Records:
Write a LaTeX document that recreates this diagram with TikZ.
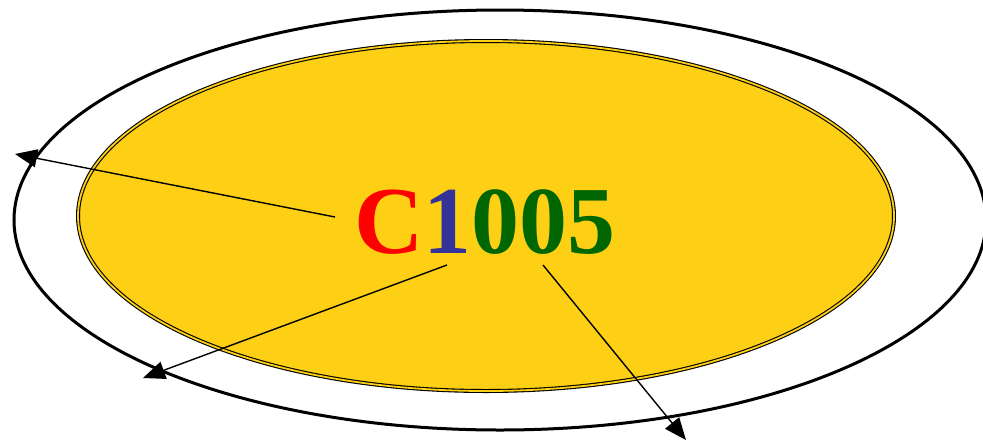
\documentclass[tikz,border=0pt]{standalone}
\usepackage{fontspec}
\setmainfont{Liberation Serif}
\usetikzlibrary{positioning}
\usetikzlibrary{arrows.meta}
\usepackage{xcolor}

\definecolor{discyellow}{RGB}{253,208,22}
\definecolor{codered}{RGB}{255,0,0}
\definecolor{codeblue}{RGB}{51,51,153}
\definecolor{codegreen}{RGB}{0,102,0}

\begin{document}
\begin{tikzpicture}[x=1pt,y=-1pt,
  pointer/.style={-{Triangle[length=22pt,width=18pt]}, line width=1.4pt}]

\useasboundingbox (0,0) rectangle (983,440);

\begin{scope}{
\draw[line width=3pt] (500,220) ellipse [x radius=486, y radius=210];

\draw[draw=black, double=discyellow, double distance=1.8pt, line width=1.1pt, fill=discyellow] (486,216) ellipse [x radius=408, y radius=175];

% nodes
{
\node (code) at (485,222) [inner sep=0pt]
{\fontsize{96}{100}\selectfont\bfseries\textcolor{codered}{C}\textcolor{codeblue}{1}\textcolor{codegreen}{005}};
}

\coordinate (tailA) at (335,217);
\coordinate (tailB) at (447,265);
\coordinate (tailC) at (543,265);

\coordinate (tipA) at (15,154);
\coordinate (tipB) at (143,378);
\coordinate (tipC) at (686,440);

\draw[pointer] (tailA) -- (tipA);
\draw[pointer] (tailB) -- (tipB);
\draw[pointer] (tailC) -- (tipC);

} \end{scope}

\end{tikzpicture}
\end{document}
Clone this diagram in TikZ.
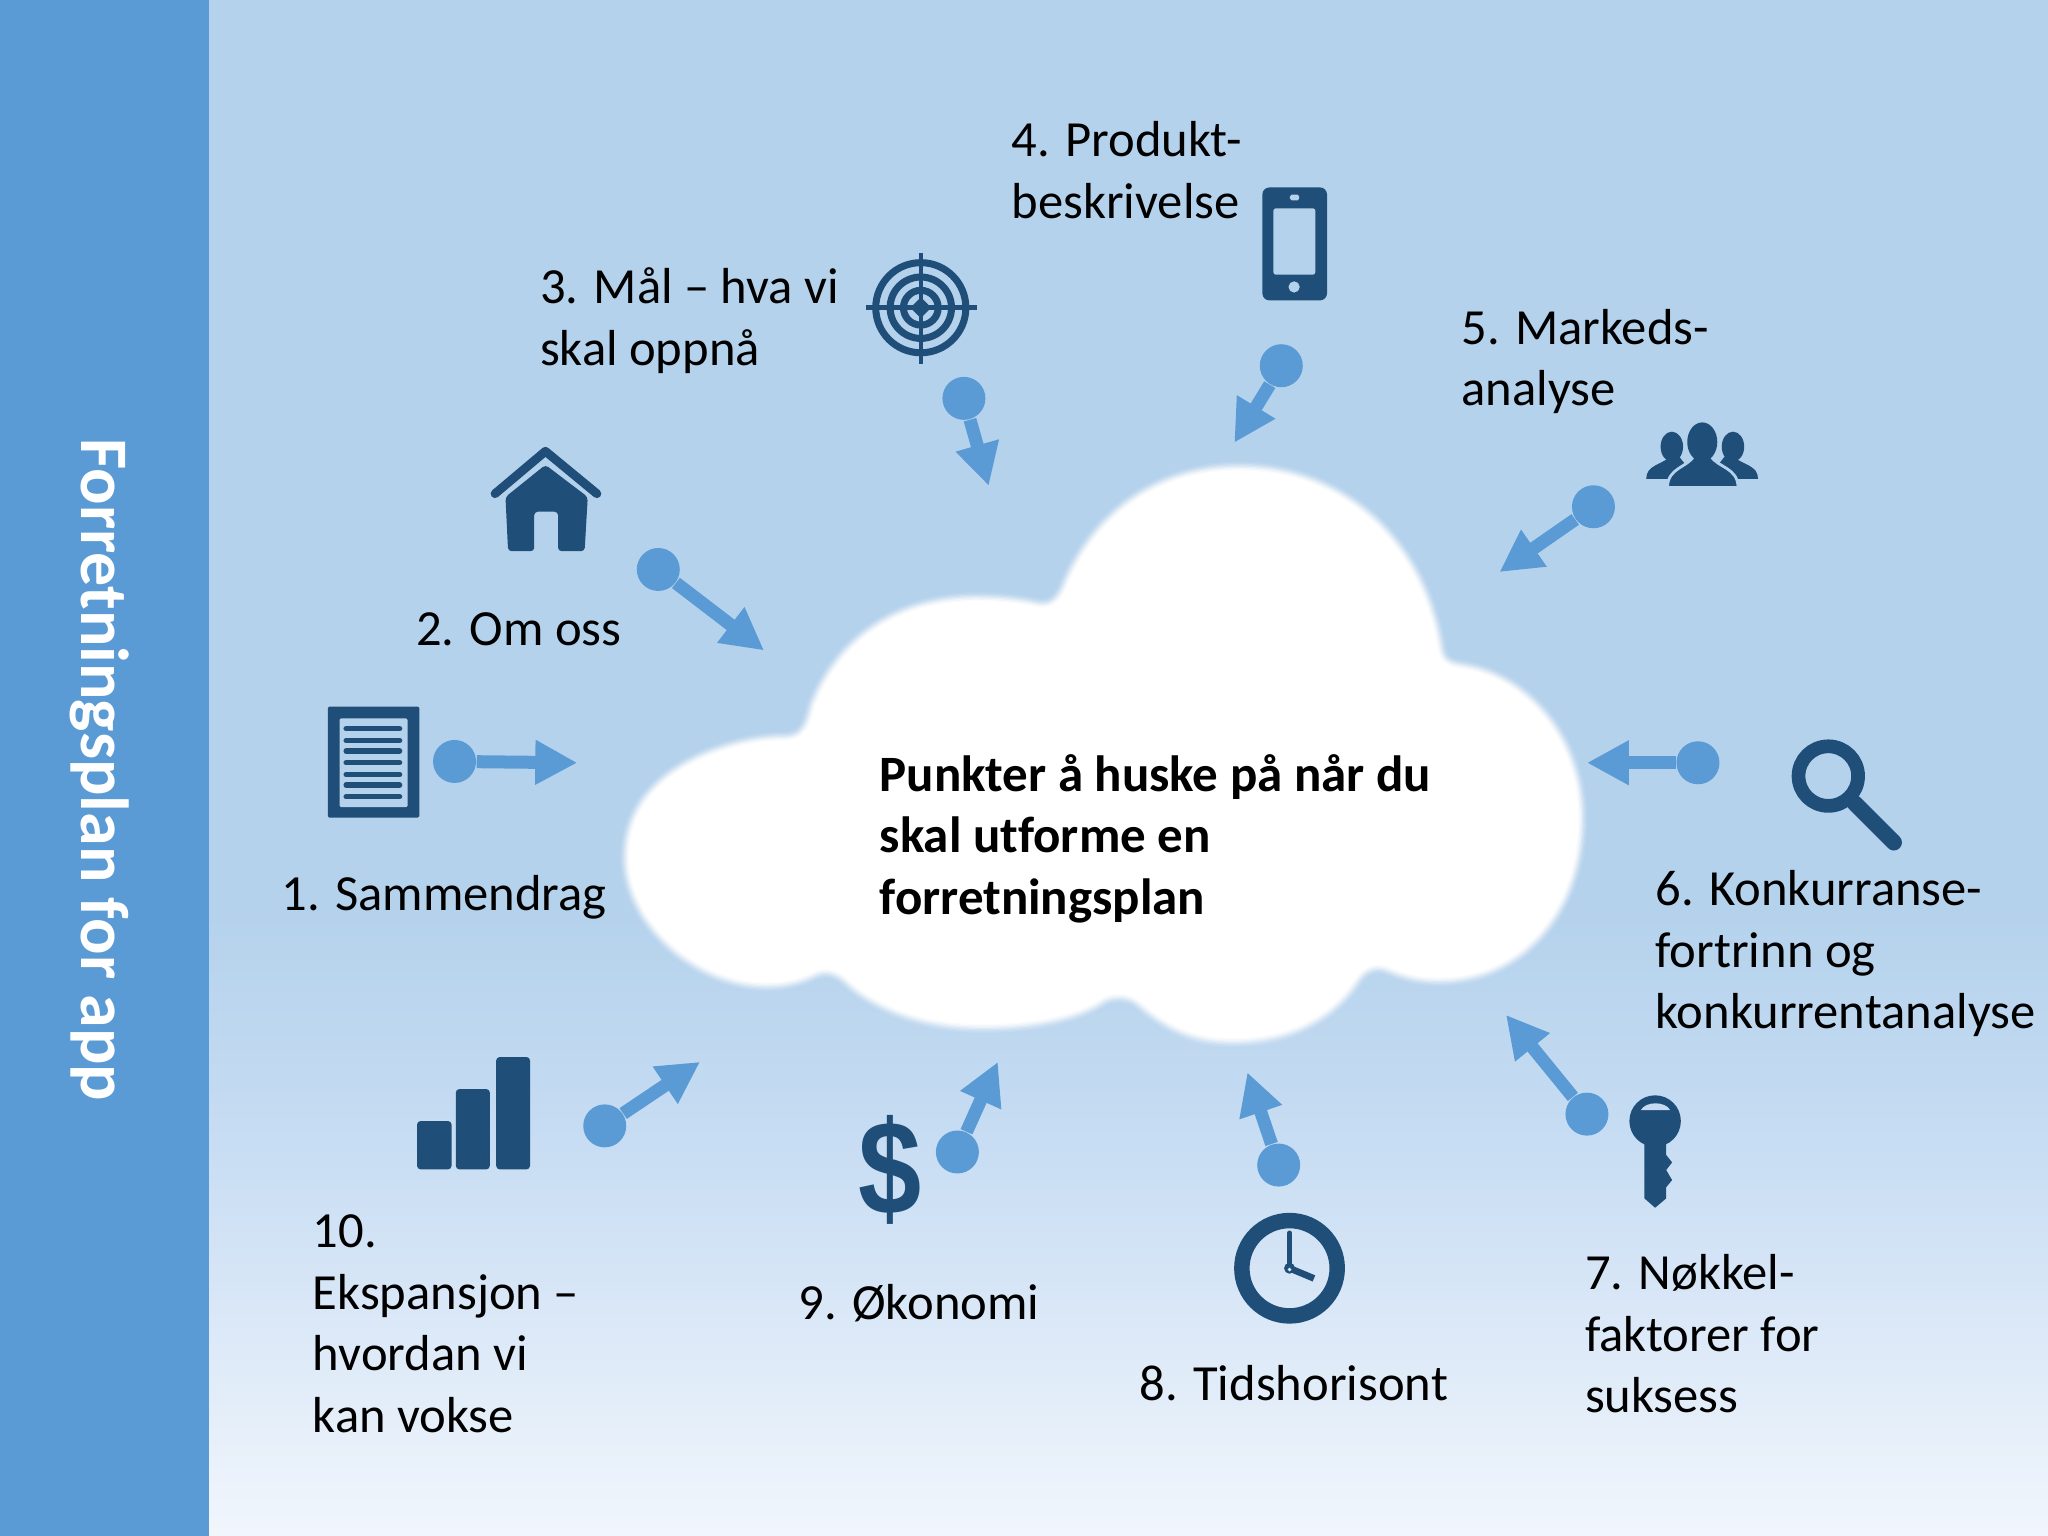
\documentclass[tikz,border=0pt]{standalone}
\usepackage{fontspec}
\setmainfont[Ligatures=NoCommon]{Carlito}
\newfontfamily\dollarfont{Liberation Sans}
\usepackage{xcolor}
\usetikzlibrary{arrows.meta}

\definecolor{barblue}{HTML}{5B9BD5}
\definecolor{iconblue}{HTML}{1F4E79}
\definecolor{skyblue}{HTML}{B5D2EC}
\definecolor{skymid}{HTML}{C4DBF2}
\definecolor{skylow}{HTML}{D9E7F7}
\definecolor{skyend}{HTML}{F1F6FC}
\pgfdeclareverticalshading{skyfade}{100bp}{
  color(0bp)=(skyend); color(25bp)=(skyend); color(32.5bp)=(skylow);
  color(38.9bp)=(skymid); color(45.2bp)=(skyblue); color(75bp)=(skyblue); color(100bp)=(skyblue)}

\tikzset{
  label text/.style={anchor=base west,align=left,inner sep=0pt,font=\fontsize{14.4}{17.5}\selectfont},
  dotnode/.style={circle,fill=barblue,inner sep=0pt,minimum size=4.3mm},
  link/.style={barblue,line width=3.7pt,-{Triangle[length=4.2mm,width=4.2mm]}}
}
\newcommand{\cloudpath}{(597,567) .. controls (570,566) and (478,585) .. (478,657)
  .. controls (478,720) and (560,775) .. (620,746) .. controls (630,741) and (640,744) .. (648,752)
  .. controls (670,772) and (705,785) .. (745,786) .. controls (785,787) and (822,780) .. (842,767)
  .. controls (850,761) and (866,761) .. (874,769) .. controls (895,787) and (915,797) .. (945,797)
  .. controls (990,797) and (1022,778) .. (1040,750) .. controls (1046,741) and (1056,738) .. (1066,742)
  .. controls (1080,748) and (1092,750) .. (1105,750) .. controls (1165,750) and (1212,700) .. (1212,627)
  .. controls (1212,565) and (1170,520) .. (1125,512) .. controls (1112,510) and (1105,508) .. (1103,495)
  .. controls (1090,415) and (1030,358) .. (950,358) .. controls (885,358) and (840,395) .. (818,445)
  .. controls (812,460) and (805,467) .. (790,463) .. controls (775,460) and (760,459) .. (745,459)
  .. controls (680,460) and (640,495) .. (622,540) .. controls (618,555) and (615,567) .. (597,567) -- cycle}

\begin{document}
\begin{tikzpicture}[x=0.0130612cm,y=-0.0130612cm]
  \useasboundingbox (0,0) rectangle (1568,1176);
  \shade[shading=skyfade] (0,0) rectangle (1568,1176);
  \fill[barblue] (0,0) rectangle (160,1176);
  \node[rotate=-90,anchor=base west,inner sep=0pt,white,font=\fontsize{19.35}{23}\selectfont\bfseries] (title) at (62.7,335) {Forretningsplan for app};

  \begin{scope}[scale around={.99:(845,578)},line join=round]
    \foreach \w/\o in {5.2/.08,4.44/.12,3.7/.18,2.96/.25,2.2/.35,1.48/.45,.74/.6}
      \draw[white,opacity=\o,line width=\w pt] \cloudpath;
    \fill[white] \cloudpath;
  \end{scope}
  \node[label text,font=\fontsize{14.5}{17.5}\selectfont\bfseries] (cloudtext) at (673,700) {Punkter å huske på når du\\skal utforme en\\forretningsplan};

  \node[label text] (t1) at (215,697) {1. Sammendrag};
  \node[label text] (t2) at (318,494) {2. Om oss};
  \node[label text] (t3) at (413,279.5) {3. Mål – hva vi\\skal oppnå};
  \node[label text] (t4) at (774,167) {4. Produkt-\\beskrivelse};
  \node[label text] (t5) at (1118.5,310.5) {5. Markeds-\\analyse};
  \node[label text] (t6) at (1267,787.5) {6. Konkurranse-\\fortrinn og\\konkurrentanalyse};
  \node[label text] (t7) at (1213,1081.5) {7. Nøkkel-\\faktorer for\\suksess};
  \node[label text] (t8) at (872,1072) {8. Tidshorisont};
  \node[label text] (t9) at (611,1010) {9. Økonomi};
  \node[label text] (t10) at (239,1096.5) {10.\\Ekspansjon –\\hvordan vi\\kan vokse};

  \node[dotnode] (d1) at (348,583) {};
  \node[dotnode] (d2) at (504,436) {};
  \node[dotnode] (d3) at (738,305) {};
  \node[dotnode] (d4) at (981,280) {};
  \node[dotnode] (d5) at (1220,388) {};
  \node[dotnode] (d6) at (1300,584) {};
  \node[dotnode] (d7) at (1215,853) {};
  \node[dotnode] (d8) at (979,892) {};
  \node[dotnode] (d9) at (733,882) {};
  \node[dotnode] (d10) at (463,862) {};
  \coordinate (e1) at (442,584);
  \coordinate (e2) at (585,498);
  \coordinate (e3) at (757,372);
  \coordinate (e4) at (945,339);
  \coordinate (e5) at (1148,438);
  \coordinate (e6) at (1215,584);
  \coordinate (e7) at (1153,777);
  \coordinate (e8) at (955,821);
  \coordinate (e9) at (764,813);
  \coordinate (e10) at (536,813);
  \draw[link] (d1) -- (e1);
  \draw[link] (d2) -- (e2);
  \draw[link] (d3) -- (e3);
  \draw[link] (d4) -- (e4);
  \draw[link] (d5) -- (e5);
  \draw[link] (d6) -- (e6);
  \draw[link] (d7) -- (e7);
  \draw[link] (d8) -- (e8);
  \draw[link] (d9) -- (e9);
  \draw[link] (d10) -- (e10);

  \fill[iconblue,rounded corners=.4pt] (251,541) rectangle (321,626);
  \fill[skyblue,rounded corners=.4pt] (260,550) rectangle (312,618);
  \draw[iconblue,line width=1.5pt,line cap=round] (265,558) -- (306,558) (265,567) -- (306,567) (265,575) -- (306,575)
    (265,584) -- (306,584) (265,593) -- (306,593) (265,601) -- (306,601) (265,610) -- (306,610);

  \draw[iconblue,line width=2.5pt,line cap=round,line join=round] (379,378) -- (417.6,345.5) -- (457,378);
  \fill[iconblue,rounded corners=1pt] (417.6,355.9) -- (387,380.5) -- (389,422) -- (409,422) -- (409,391.8) -- (427.3,391.8) -- (427.3,422) -- (447.6,422) -- (450,380.5) -- cycle;

  \draw[iconblue,line width=2pt] (705,235.6) circle (34.5);
  \draw[iconblue,line width=2pt] (705,235.6) circle (23.5);
  \draw[iconblue,line width=2pt] (705,235.6) circle (13.3);
  \draw[iconblue,line width=1.3pt] (663,235.6) -- (748,235.6) (705,193.5) -- (705,279);
  \fill[iconblue] (705,227.6) -- (713,235.6) -- (705,243.6) -- (697,235.6) -- cycle;

  \fill[iconblue,rounded corners=2pt] (966.5,143.5) rectangle (1016,230);
  \fill[skyblue,rounded corners=.6pt] (975,159.6) rectangle (1007,210.2);
  \fill[skyblue,rounded corners=.5pt] (987.6,149) rectangle (994.7,153.4);
  \fill[skyblue] (990.8,219.7) circle (4.3);

  \fill[iconblue] (1280,342) ellipse (8.6 and 11.5);
  \fill[iconblue] (1326.8,342) ellipse (8.6 and 11.5);
  \fill[iconblue] (1260.4,366.6) .. controls (1260.4,356) and (1272,356) .. (1278,350) -- (1286,350) .. controls (1290,356) and (1296,360) .. (1296,366.6) -- cycle;
  \fill[iconblue] (1346,366.6) .. controls (1346,356) and (1334,356) .. (1328,350) -- (1320,350) .. controls (1316,356) and (1310,360) .. (1310,366.6) -- cycle;
  \filldraw[iconblue,draw=skyblue,line width=.8pt] (1276.7,373.2) .. controls (1276.7,358) and (1292,358) .. (1297,349) -- (1309.6,349) .. controls (1315,358) and (1330.7,358) .. (1330.7,373.2) -- cycle;
  \fill[iconblue] (1303.3,338.4) ellipse (11.5 and 15);

  \draw[iconblue,line width=3.9pt] (1399.8,594.2) circle (22.8);
  \draw[iconblue,line width=4.6pt,line cap=round] (1420,615) -- (1450,645);

  \fill[iconblue,rounded corners=1pt] (319.3,858.3) rectangle (345.7,895.3);
  \fill[iconblue,rounded corners=1pt] (349,833.8) rectangle (375,895.3);
  \fill[iconblue,rounded corners=1pt] (379.9,809.3) rectangle (405.8,895.3);

  \node[inner sep=0pt,iconblue,font=\fontsize{38}{38}\selectfont\dollarfont\bfseries,xscale=.85,transform shape] (dollar) at (681.6,896) {\$};

  \draw[iconblue,line width=4.4pt] (987.3,971) circle (36.5);
  \draw[iconblue,line width=1.4pt,line cap=round] (987.3,971) -- (987.3,944);
  \draw[iconblue,line width=1.9pt] (987.3,971) -- (1006,978.8);
  \fill[iconblue] (987.3,971) circle (4.2);
  \fill[skylow] (987.3,972) circle (1.5);

  \fill[iconblue] (1267.2,858.3) circle (19.7);
  \fill[iconblue] (1259,870) -- (1275.7,870) -- (1275.7,884.3) -- (1280.2,890) -- (1275.7,895.8) -- (1280.2,903.5) -- (1275.7,909) -- (1275.7,917.5) -- (1267.2,924.7) -- (1259,917.5) -- cycle;
  \fill[skymid] (1256.3,849.9) .. controls (1260,843) and (1275,843) .. (1278.7,849.9) -- cycle;
\end{tikzpicture}
\end{document}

(Problem to work on): Taking the material above, give again exactly the lines from the one holding "Clone this diagram in TikZ." through the one holding "controls (680,460) and", with both ends and without pictures.

(Reply):
Clone this diagram in TikZ.
\documentclass[tikz,border=0pt]{standalone}
\usepackage{fontspec}
\setmainfont[Ligatures=NoCommon]{Carlito}
\newfontfamily\dollarfont{Liberation Sans}
\usepackage{xcolor}
\usetikzlibrary{arrows.meta}

\definecolor{barblue}{HTML}{5B9BD5}
\definecolor{iconblue}{HTML}{1F4E79}
\definecolor{skyblue}{HTML}{B5D2EC}
\definecolor{skymid}{HTML}{C4DBF2}
\definecolor{skylow}{HTML}{D9E7F7}
\definecolor{skyend}{HTML}{F1F6FC}
\pgfdeclareverticalshading{skyfade}{100bp}{
  color(0bp)=(skyend); color(25bp)=(skyend); color(32.5bp)=(skylow);
  color(38.9bp)=(skymid); color(45.2bp)=(skyblue); color(75bp)=(skyblue); color(100bp)=(skyblue)}

\tikzset{
  label text/.style={anchor=base west,align=left,inner sep=0pt,font=\fontsize{14.4}{17.5}\selectfont},
  dotnode/.style={circle,fill=barblue,inner sep=0pt,minimum size=4.3mm},
  link/.style={barblue,line width=3.7pt,-{Triangle[length=4.2mm,width=4.2mm]}}
}
\newcommand{\cloudpath}{(597,567) .. controls (570,566) and (478,585) .. (478,657)
  .. controls (478,720) and (560,775) .. (620,746) .. controls (630,741) and (640,744) .. (648,752)
  .. controls (670,772) and (705,785) .. (745,786) .. controls (785,787) and (822,780) .. (842,767)
  .. controls (850,761) and (866,761) .. (874,769) .. controls (895,787) and (915,797) .. (945,797)
  .. controls (990,797) and (1022,778) .. (1040,750) .. controls (1046,741) and (1056,738) .. (1066,742)
  .. controls (1080,748) and (1092,750) .. (1105,750) .. controls (1165,750) and (1212,700) .. (1212,627)
  .. controls (1212,565) and (1170,520) .. (1125,512) .. controls (1112,510) and (1105,508) .. (1103,495)
  .. controls (1090,415) and (1030,358) .. (950,358) .. controls (885,358) and (840,395) .. (818,445)
  .. controls (812,460) and (805,467) .. (790,463) .. controls (775,460) and (760,459) .. (745,459)
  .. controls (680,460) and (640,495) .. (622,540) .. controls (618,555) and (615,567) .. (597,567) -- cycle}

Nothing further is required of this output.